4.4 De voorzitter overweegt het volgende. De stelling van klager dat verweerster niet
of te laat heeft gereageerd op de brieven van zijn advocaat heeft verweerster gemotiveerd
en onderbouwd met (niet door klager weersproken) stukken betwist. Daarom is de juistheid
van dit onderdeel van de klacht niet komen vast te staan.
4.5 De voorzitter is ten aanzien van alle overige verwijten van oordeel dat niet is
gebleken dat verweerster de grenzen van de haar, als advocaat van de wederpartij,
toekomende vrijheid heeft overschreden. Het stond verweerster vrij om namens haar
cliënte verzoeken te doen en om een kort geding aan te kondigen. Datzelfde geldt voor
het handelen van verweerster met betrekking tot het plannen van het viergesprek. Uit
het dossier is niet vast komen te staan dat verweerster daarbij de belangen van klager
onnodig of onevenredig heeft geschaad. Dat het optreden van verweerster klager onwelgevallig
was, maakt niet dat het tuchtrechtelijk verwijtbaar is.
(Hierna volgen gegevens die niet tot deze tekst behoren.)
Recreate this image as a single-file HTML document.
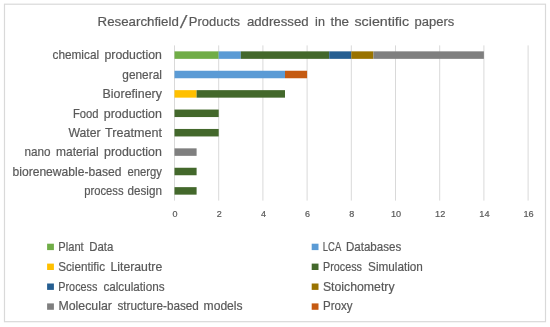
<!DOCTYPE html>
<html lang="en">
<head>
<meta charset="utf-8">
<title>Researchfield/Products addressed in the scientific papers</title>
<style>
html,body{margin:0;padding:0;background:#fff;}
body{width:550px;height:327px;overflow:hidden;}
svg{display:block;}
text{white-space:pre;}
</style>
</head>
<body>
<svg width="550" height="327" viewBox="0 0 550 327">
<rect x="0" y="0" width="550" height="327" fill="#fff"/>
<rect x="4.5" y="4.2" width="541" height="317.5" fill="#fff" stroke="#d9d9d9" stroke-width="1.2"/>
<g stroke="#d9d9d9" stroke-width="1">
<line x1="174.50" y1="45.4" x2="174.50" y2="200.60"/>
<line x1="218.70" y1="45.4" x2="218.70" y2="200.60"/>
<line x1="262.90" y1="45.4" x2="262.90" y2="200.60"/>
<line x1="307.10" y1="45.4" x2="307.10" y2="200.60"/>
<line x1="351.30" y1="45.4" x2="351.30" y2="200.60"/>
<line x1="395.50" y1="45.4" x2="395.50" y2="200.60"/>
<line x1="439.70" y1="45.4" x2="439.70" y2="200.60"/>
<line x1="483.90" y1="45.4" x2="483.90" y2="200.60"/>
<line x1="528.10" y1="45.4" x2="528.10" y2="200.60"/>
</g>
<rect x="174.50" y="51.35" width="44.20" height="7.5" fill="#70AD47"/>
<rect x="218.70" y="51.35" width="22.10" height="7.5" fill="#5B9BD5"/>
<rect x="240.80" y="51.35" width="88.40" height="7.5" fill="#43682B"/>
<rect x="329.20" y="51.35" width="22.10" height="7.5" fill="#255E91"/>
<rect x="351.30" y="51.35" width="22.10" height="7.5" fill="#997300"/>
<rect x="373.40" y="51.35" width="110.50" height="7.5" fill="#7F7F7F"/>
<rect x="174.50" y="70.75" width="110.50" height="7.5" fill="#5B9BD5"/>
<rect x="285.00" y="70.75" width="22.10" height="7.5" fill="#C55A11"/>
<rect x="174.50" y="90.15" width="22.10" height="7.5" fill="#FFC000"/>
<rect x="196.60" y="90.15" width="88.40" height="7.5" fill="#43682B"/>
<rect x="174.50" y="109.55" width="44.20" height="7.5" fill="#43682B"/>
<rect x="174.50" y="128.95" width="44.20" height="7.5" fill="#43682B"/>
<rect x="174.50" y="148.35" width="22.10" height="7.5" fill="#7F7F7F"/>
<rect x="174.50" y="167.75" width="22.10" height="7.5" fill="#43682B"/>
<rect x="174.50" y="187.15" width="22.10" height="7.5" fill="#43682B"/>
<g fill="#595959" stroke="#595959" stroke-width="0.2" font-family="'Liberation Sans', Arial, sans-serif">
<text y="26.3" font-size="13.4"><tspan x="97.6" textLength="81.2" lengthAdjust="spacingAndGlyphs">Researchfield</tspan><tspan x="179.4" textLength="8.2" lengthAdjust="spacingAndGlyphs" dy="1.1" font-size="15.8" stroke-width="0.25" font-family="DejaVu Sans, sans-serif" font-weight="200">/</tspan><tspan x="188.8" textLength="51.2" lengthAdjust="spacingAndGlyphs" dy="-1.1">Products</tspan> <tspan x="246.9" textLength="61.8" lengthAdjust="spacingAndGlyphs">addressed</tspan> <tspan x="315.1" textLength="9.8" lengthAdjust="spacingAndGlyphs">in</tspan> <tspan x="330.4" textLength="18.7" lengthAdjust="spacingAndGlyphs">the</tspan> <tspan x="354.5" textLength="54.6" lengthAdjust="spacingAndGlyphs">scientific</tspan> <tspan x="414.5" textLength="39.7" lengthAdjust="spacingAndGlyphs">papers</tspan></text>
<text y="59.4" font-size="12.1"><tspan x="52.5" textLength="46.6" lengthAdjust="spacingAndGlyphs">chemical</tspan> <tspan x="104.5" textLength="57.4" lengthAdjust="spacingAndGlyphs">production</tspan></text>
<text y="78.8" font-size="12.1"><tspan x="122.3" textLength="39.6" lengthAdjust="spacingAndGlyphs">general</tspan></text>
<text y="98.2" font-size="12.1"><tspan x="102.6" textLength="59.3" lengthAdjust="spacingAndGlyphs">Biorefinery</tspan></text>
<text y="117.5" font-size="12.1"><tspan x="73.0" textLength="25.6" lengthAdjust="spacingAndGlyphs">Food</tspan> <tspan x="103.8" textLength="58.1" lengthAdjust="spacingAndGlyphs">production</tspan></text>
<text y="136.9" font-size="12.1"><tspan x="68.4" textLength="32.2" lengthAdjust="spacingAndGlyphs">Water</tspan> <tspan x="105.0" textLength="56.9" lengthAdjust="spacingAndGlyphs">Treatment</tspan></text>
<text y="156.3" font-size="12.1"><tspan x="24.5" textLength="26.1" lengthAdjust="spacingAndGlyphs">nano</tspan> <tspan x="56.0" textLength="42.6" lengthAdjust="spacingAndGlyphs">material</tspan> <tspan x="104.0" textLength="57.9" lengthAdjust="spacingAndGlyphs">production</tspan></text>
<text y="175.8" font-size="12.1"><tspan x="12.5" textLength="108.9" lengthAdjust="spacingAndGlyphs">biorenewable-based</tspan> <tspan x="127.4" textLength="34.5" lengthAdjust="spacingAndGlyphs">energy</tspan></text>
<text y="195.1" font-size="12.1"><tspan x="84.3" textLength="39.3" lengthAdjust="spacingAndGlyphs">process</tspan> <tspan x="127.5" textLength="34.4" lengthAdjust="spacingAndGlyphs">design</tspan></text>
<text y="217" font-size="9.4" x="172.5" textLength="5.0" lengthAdjust="spacingAndGlyphs">0</text>
<text y="217" font-size="9.4" x="216.7" textLength="5.0" lengthAdjust="spacingAndGlyphs">2</text>
<text y="217" font-size="9.4" x="260.9" textLength="5.0" lengthAdjust="spacingAndGlyphs">4</text>
<text y="217" font-size="9.4" x="305.1" textLength="5.0" lengthAdjust="spacingAndGlyphs">6</text>
<text y="217" font-size="9.4" x="349.3" textLength="5.0" lengthAdjust="spacingAndGlyphs">8</text>
<text y="217" font-size="9.4" x="390.9" textLength="10.2" lengthAdjust="spacingAndGlyphs">10</text>
<text y="217" font-size="9.4" x="435.1" textLength="10.2" lengthAdjust="spacingAndGlyphs">12</text>
<text y="217" font-size="9.4" x="479.3" textLength="10.2" lengthAdjust="spacingAndGlyphs">14</text>
<text y="217" font-size="9.4" x="523.5" textLength="10.2" lengthAdjust="spacingAndGlyphs">16</text>
<text y="250.7" font-size="12.1"><tspan x="58.3" textLength="25.4" lengthAdjust="spacingAndGlyphs">Plant</tspan> <tspan x="89.2" textLength="24.1" lengthAdjust="spacingAndGlyphs">Data</tspan></text>
<text y="270.6" font-size="12.1"><tspan x="58.2" textLength="46.8" lengthAdjust="spacingAndGlyphs">Scientific</tspan> <tspan x="110.5" textLength="51.7" lengthAdjust="spacingAndGlyphs">Literautre</tspan></text>
<text y="290.5" font-size="12.1"><tspan x="58.3" textLength="39.1" lengthAdjust="spacingAndGlyphs">Process</tspan> <tspan x="103.4" textLength="61.2" lengthAdjust="spacingAndGlyphs">calculations</tspan></text>
<text y="310.4" font-size="12.1"><tspan x="58.4" textLength="53.5" lengthAdjust="spacingAndGlyphs">Molecular</tspan> <tspan x="117.4" textLength="81.5" lengthAdjust="spacingAndGlyphs">structure-based</tspan> <tspan x="203.6" textLength="39.0" lengthAdjust="spacingAndGlyphs">models</tspan></text>
<text y="250.7" font-size="12.1"><tspan x="322.8" textLength="17.9" lengthAdjust="spacingAndGlyphs">LCA</tspan> <tspan x="345.9" textLength="55.3" lengthAdjust="spacingAndGlyphs">Databases</tspan></text>
<text y="270.6" font-size="12.1"><tspan x="323.0" textLength="38.9" lengthAdjust="spacingAndGlyphs">Process</tspan> <tspan x="368.1" textLength="54.8" lengthAdjust="spacingAndGlyphs">Simulation</tspan></text>
<text y="290.5" font-size="12.1"><tspan x="322.9" textLength="71.7" lengthAdjust="spacingAndGlyphs">Stoichometry</tspan></text>
<text y="310.4" font-size="12.1"><tspan x="323.0" textLength="29.5" lengthAdjust="spacingAndGlyphs">Proxy</tspan></text>
</g>
<rect x="47.1" y="243.7" width="6.8" height="6.4" fill="#70AD47"/>
<rect x="47.1" y="263.6" width="6.8" height="6.4" fill="#FFC000"/>
<rect x="47.1" y="283.5" width="6.8" height="6.4" fill="#255E91"/>
<rect x="47.1" y="303.4" width="6.8" height="6.4" fill="#7F7F7F"/>
<rect x="311.7" y="243.7" width="6.8" height="6.4" fill="#5B9BD5"/>
<rect x="311.7" y="263.6" width="6.8" height="6.4" fill="#43682B"/>
<rect x="311.7" y="283.5" width="6.8" height="6.4" fill="#997300"/>
<rect x="311.7" y="303.4" width="6.8" height="6.4" fill="#C55A11"/>
</svg>
</body>
</html>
Op grond van het voorgaande
zal de voorzitter de klacht kennelijk ongegrond verklaren.
BESLISSING
De voorzitter verklaart: de klacht, met toepassing van artikel 46j Advocatenwet, kennelijk
ongegrond.
Aldus beslist door mr. J.R. Veerman, plaatsvervangend voorzitter, bijgestaan door mr. W.B. Kok als griffier en uitgesproken in het openbaar op 7 juni 2021.